As the Hendersonville Lightning reported last week, an Etowah precinct chair tried to recruit city council candidate Guri Andermann (who is registered as unaffiliated) to make get-out-the-vote calls for Ron Stephens. The link to Andermann was a decidedly nonpartisan one. Andermann wants the city to outlaw chaining dogs in yards, and Stephens says he supports such a law. Sounds a bit more like Democratic nanny-state interference with someone's right to let Buster out in the yard than the muscular pro-business drumbeat Stephens pounded in in his unsuccessful race for mayor.
Meanwhile, former GOP chairman Robert Danos provoked Democratic Party functionaries into blabbing the party's endorsement of three candidates — only one of whom is a Democrat. Danos conducted an experiment where, posing as a newcomer to Hendersonville, he called Democratic Party headquarters and asked who he should vote for. When I called Danos, he described the ruse, which he had recreated in front of reporters and editors for the Times-News, according to a Times-News account.
Danos said two separate people answered the phone at the Democratic Party office and in each case recommended Mayor Barbara Volk, a Democrat, and Jeff Collis and Jerry Smith, who are both unaffiliated. No mention of Diane Caldwell, the only registered Democrat in the council race. The Democratic Party phone answerers said Collis and Smith were the council candidates most aligned with Democratic views, according to Danos. No word on whether Caldwell went storming into the office and demanded to know why she, the only registered Democrat on the council ballot, didn't merit the party's endorsement.
Republican Party chairman Andrew Riddle strongly denied that the party had endorsed anyone in the city elections. Like Danos, Riddle said the city race was nonpartisan and should stay that way.
So, at least for public consumption, the Republican Party says that the nonpartisan Hendersonville city election is no place for partisan politics. Why then was a nonpartisan School Board race one year ago the right place to exercise partisan politics — openly and aggressively?
Last fall the Republican Party propelled former party treasurer Josh Houston into a School Board seat, and it openly endorses judicial candidates in nonpartisan judicial elections at the local and state level.
The Republican Party here and statewide has worked for Republican judges ever since Democrats in the state Legislature changed those races to nonpartisan, Danos said.

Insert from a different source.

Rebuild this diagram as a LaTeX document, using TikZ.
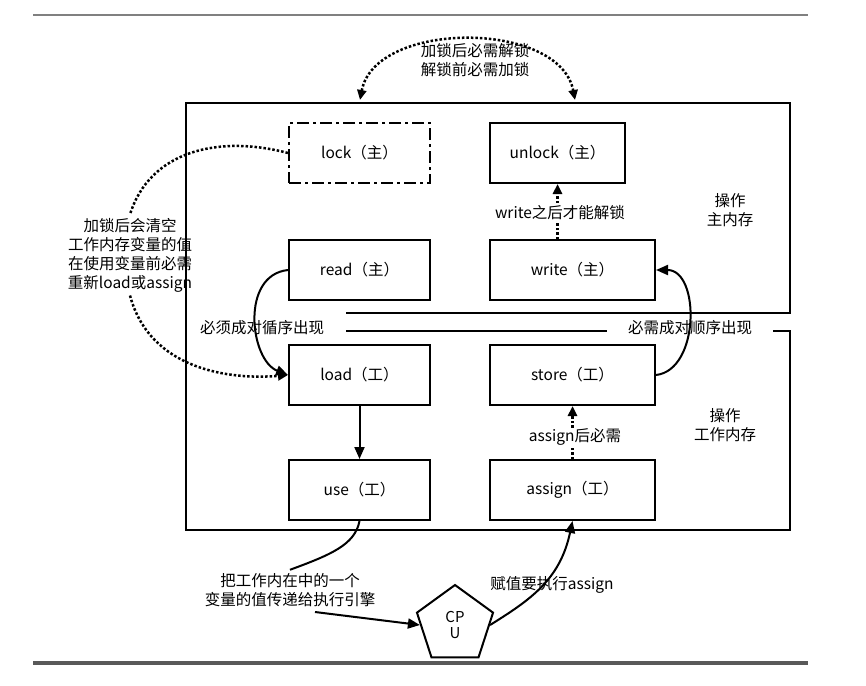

Cases from District Court up to the state Supreme Court have a left and right leaning verdict — a right one and wrong one, depending on where you stand, Danos said.
"The School Board is the only one that was new and that was specifically made as a group decision because with the GOP taking over in Raleigh, we were going to have a real debate about school choice and school reform and we were looking at somebody not to just beat up on the Legislature," Danos said. Houston won. And if not for him, the public might not have learned that the School Board gave superintendent David Jones a $26,000 raise, Danos said.
Danos said School Board issues are partisan in nature; city issues are not.
That's hard to swallow, given that the very robust campaign that ended Tuesday focused so sharply on such standard Republican planks as low taxes, government debt, regulation and pro-growth policies.
Unlike Danos, Riddle did not even try to spin.
Republicans openly endorsed candidates in the nonpartisan county races because the numbers favor the GOP, he said. "Any logical person can see that," he said.
He's right, of course.
Party registration countywide is 39.8 percent Republican, 36 percent unaffiliated and 24 percent Democratic. Registration in the city is 37 percent unaffiliated, 32 percent Republican and 31 percent Democratic.
Republicans pushed back on the partisanship charge because Republicans don't dominate in the city as they do in the county. Any get-out-the-vote effort by the GOP, to be effective, had to be done quietly, so as not to alienate Democratic voters. In a county election that doesn't matter; Democrats are irrelevant.
Unfortunately we will see more partisanship, not less, going forward, in nonpartisan county and state elections. Why? Because it works. The 2013 Hendersonville election was the most partisan one in memory, whether people made phone calls, answered questions about who leaned what way or implied that they did or did not have an official D or R imprimatur.
To his credit, Jeff Miller stood strongly for the idea of keeping city politics nonpartisan even as the usual Republican donors stocked his campaign treasury. Miller's challenge once he takes the oath of office a month from now will be to govern as independently as he has run his campaign.
As for the Republican Party, it was delightfully shocking to see Republicans pretend like they were shocked — shocked! — when they caught Democratic fingers in the nonpartisan election pie. The Republican activists weren't quite so pure when they urged the party faithful to cast a single-shot vote for one of their own in the School Board race just a year ago.